Answer: (a) The conic is a parabola.
(b) Eccentricity: $e=1$. Vertex: $(1, \pi/2)$ in polar coordinates, which is $(0,1)$ in Cartesian coordinates.
(c) The graph is a parabola opening downwards, with its focus at the origin $(0,0)$ and its vertex at $(0,1)$. The directrix is the horizontal line $y=2$. Explain
This is a question about polar equations of conic sections . The solving step is:

First, I looked at the equation $r=\frac{2}{1+\sin \theta}$. I know that polar equations for conics usually look like $r=\frac{ed}{1 \pm e \cos \theta}$ or $r=\frac{ed}{1 \pm e \sin \theta}$.

(a) To find out what kind of conic it is, I need to find the eccentricity, $e$. In my equation, the part next to $\sin \theta$ in the denominator is 1. So, $e=1$. I learned that if $e=1$, it's a **parabola**! If $e$ was between 0 and 1, it would be an ellipse, and if $e$ was greater than 1, it would be a hyperbola.

(b) Since I found $e=1$, that's the **eccentricity**. To find the vertex, I need to think about where the points of the parabola are closest to the focus (which is at the origin for these types of equations). The denominator is $1+\sin \theta$. The value of $r$ will be smallest when the denominator is largest. The largest value $\sin \theta$ can be is 1. So, when $\sin \theta = 1$, which happens at $\theta = \pi/2$ (or 90 degrees), the denominator is $1+1=2$. Then $r = \frac{2}{2} = 1$. So, a vertex is at $(r, \theta) = (1, \pi/2)$. In regular x-y coordinates, this is $(r \cos \theta, r \sin \theta) = (1 \cdot \cos(\pi/2), 1 \cdot \sin(\pi/2)) = (0,1)$. This is the only vertex for a parabola.

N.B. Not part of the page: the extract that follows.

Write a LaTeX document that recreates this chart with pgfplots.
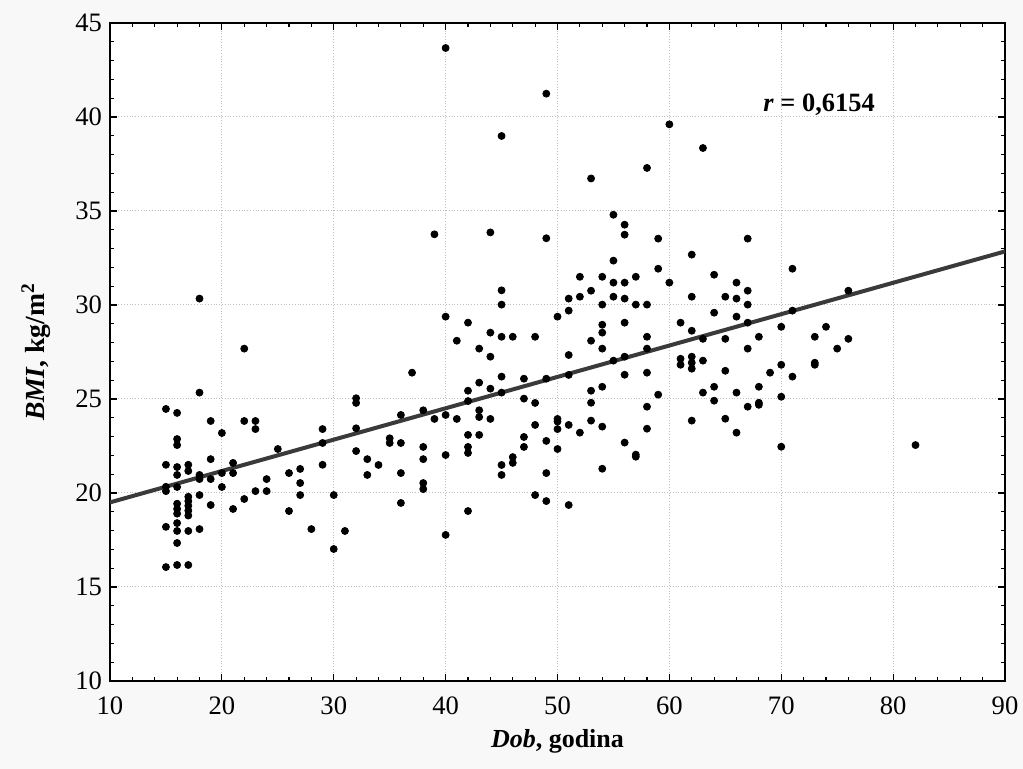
\documentclass[border=0pt]{standalone}
\usepackage{fontspec}
\setmainfont{Liberation Serif}
\usepackage{pgfplots}
\pgfplotsset{compat=1.18}
\definecolor{bgc}{RGB}{248,248,248}
\definecolor{fitc}{RGB}{58,58,58}
\begin{document}
\begin{tikzpicture}
\useasboundingbox (-55pt,-44pt) rectangle (456.5pt,340.5pt);
\fill[bgc] (-55pt,-44pt) rectangle (456.5pt,340.5pt);
\begin{axis}[
  at={(0,0)}, anchor=south west,
  scale only axis, width=447.5pt, height=329pt,
  xmin=10, xmax=90, ymin=10, ymax=45,
  xtick distance=10, ytick distance=5,
  minor x tick num=4, minor y tick num=4,
  tick align=inside, tick pos=both,
  major tick length=3.5pt, minor tick length=2pt,
  every tick/.style={black, line width=0.6pt},
  grid=major,
  major grid style={densely dotted, gray!50, line width=0.5pt},
  axis line style={line width=1pt},
  axis background/.style={fill=white},
  /pgf/number format/assume math mode=true,
  ticklabel style={font=\fontsize{13.3}{15}\selectfont},
  xticklabel style={yshift=-4.5pt},
  yticklabel style={xshift=-0.5pt},
  xlabel={\textbf{\textit{Dob}, godina}},
  ylabel={\textbf{\textit{BMI}, kg/m\textsuperscript{2}}},
  xlabel style={font=\fontsize{13}{15}\selectfont, at={(axis description cs:0.5,-0.0912)}, anchor=center},
  ylabel style={font=\fontsize{13.8}{15}\selectfont, at={(axis description cs:-0.0827,0.5)}, anchor=center, rotate=0},
  clip=true,
]
\addplot[only marks, mark=*, mark size=1.75pt, draw=black, fill=black] coordinates {
(15,24.47) (15,21.5) (15,20.33) (15,20.1) (15,18.2) (15,16.06)
(16,24.26) (16,22.87) (16,22.55) (16,21.38) (16,20.96) (16,20.32) (16,19.43) (16,19.15) (16,18.9) (16,18.4) (16,17.98) (16,17.34) (16,16.17)
(17,21.5) (17,21.17) (17,19.8) (17,19.57) (17,19.32) (17,19.06) (17,18.8) (17,17.98) (17,16.17)
(18,30.34) (18,25.34) (18,20.96) (18,20.74) (18,19.89) (18,18.08)
(19,23.83) (19,21.8) (19,20.74) (19,19.36)
(20,23.19) (20,21.06) (20,20.32)
(21,21.6) (21,21.06) (21,19.15)
(22,27.68) (22,23.83) (22,19.68)
(23,23.83) (23,23.4) (23,20.1)
(24,20.74) (24,20.1)
(25,22.34)
(26,21.06) (26,19.04)
(27,21.28) (27,20.53) (27,19.89)
(28,18.08)
(29,23.4) (29,22.66) (29,21.5)
(30,19.89) (30,17.02)
(31,17.98)
(32,25.04) (32,24.79) (32,23.44) (32,22.23)
(33,21.8) (33,20.96)
(34,21.49)
(35,22.91) (35,22.66)
(36,24.15) (36,22.66) (36,21.06) (36,19.47)
(37,26.4)
(38,24.4) (38,22.45) (38,21.8) (38,20.53) (38,20.21)
(39,33.76) (39,23.94)
(40,43.67) (40,29.38) (40,24.15) (40,22.02) (40,17.77)
(41,28.1) (41,23.94)
(42,29.06) (42,25.44) (42,24.89) (42,23.09) (42,22.45) (42,22.13) (42,19.04)
(43,27.68) (43,25.87) (43,24.4) (43,24.04) (43,23.09)
(44,33.86) (44,28.53) (44,27.25) (44,25.55) (44,23.94)
(45,38.99) (45,30.78) (45,30.02) (45,28.31) (45,26.19) (45,25.34) (45,21.49) (45,20.96)
(46,28.31) (46,21.91) (46,21.6)
(47,26.08) (47,25.02) (47,22.98) (47,22.45)
(48,28.31) (48,24.79) (48,23.62) (48,19.89)
(49,41.24) (49,33.55) (49,26.08) (49,22.77) (49,21.06) (49,19.57)
(50,29.38) (50,23.94) (50,23.8) (50,23.4) (50,22.34)
(51,30.34) (51,29.7) (51,27.34) (51,26.28) (51,23.62) (51,19.36)
(52,31.5) (52,30.44) (52,23.21)
(53,36.73) (53,30.76) (53,28.1) (53,25.44) (53,24.8) (53,23.85)
(54,31.5) (54,30.02) (54,28.95) (54,28.53) (54,27.68) (54,25.65) (54,23.53) (54,21.29)
(55,34.8) (55,32.36) (55,31.19) (55,30.44) (55,27.04)
(56,34.27) (56,33.74) (56,31.19) (56,30.34) (56,29.06) (56,27.25) (56,26.29) (56,22.68)
(57,31.5) (57,30.02) (57,22.04) (57,21.93)
(58,37.29) (58,30.02) (58,28.31) (58,27.68) (58,26.4) (58,24.59) (58,23.42)
(59,33.53) (59,31.93) (59,25.23)
(60,39.61) (60,31.19)
(61,29.06) (61,27.14) (61,26.82)
(62,32.68) (62,30.44) (62,28.63) (62,27.25) (62,26.93) (62,26.61) (62,23.85)
(63,38.35) (63,28.2) (63,27.04) (63,25.34)
(64,31.61) (64,29.59) (64,25.65) (64,24.91)
(65,30.44) (65,28.2) (65,26.5) (65,23.95)
(66,31.19) (66,30.34) (66,29.38) (66,25.34) (66,23.21)
(67,33.53) (67,30.76) (67,30.02) (67,29.06) (67,27.68) (67,24.59)
(68,28.31) (68,25.65) (68,24.8) (68,24.69)
(69,26.4)
(70,28.84) (70,26.82) (70,25.12) (70,22.46)
(71,31.93) (71,29.7) (71,26.19)
(73,28.31) (73,26.93) (73,26.82)
(74,28.84)
(75,27.68)
(76,30.76) (76,28.2)
(82,22.55)
};
\addplot[fitc, line width=2pt] coordinates {(10,19.5) (90,32.85)};
\node[anchor=base west, inner sep=0pt, font=\fontsize{13.2}{15}\selectfont\bfseries] at (axis cs:68.37,40.28) {\textit{r} = 0,6154};
\end{axis}
\end{tikzpicture}
\end{document}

(c) Now to think about the graph! It's a parabola with its focus at the origin $(0,0)$ and its vertex at $(0,1)$. Since the vertex is above the focus, the parabola must open downwards. The directrix is a line perpendicular to the axis of symmetry. Because it has $\sin \theta$ in the denominator and a '+' sign, the directrix is a horizontal line above the focus. The general form $r = \frac{ed}{1+e \sin \theta}$ tells me that $ed=2$. Since $e=1$, $d=2$. So the directrix is the line $y=2$. This confirms the parabola opens downwards, away from $y=2$ and towards the origin.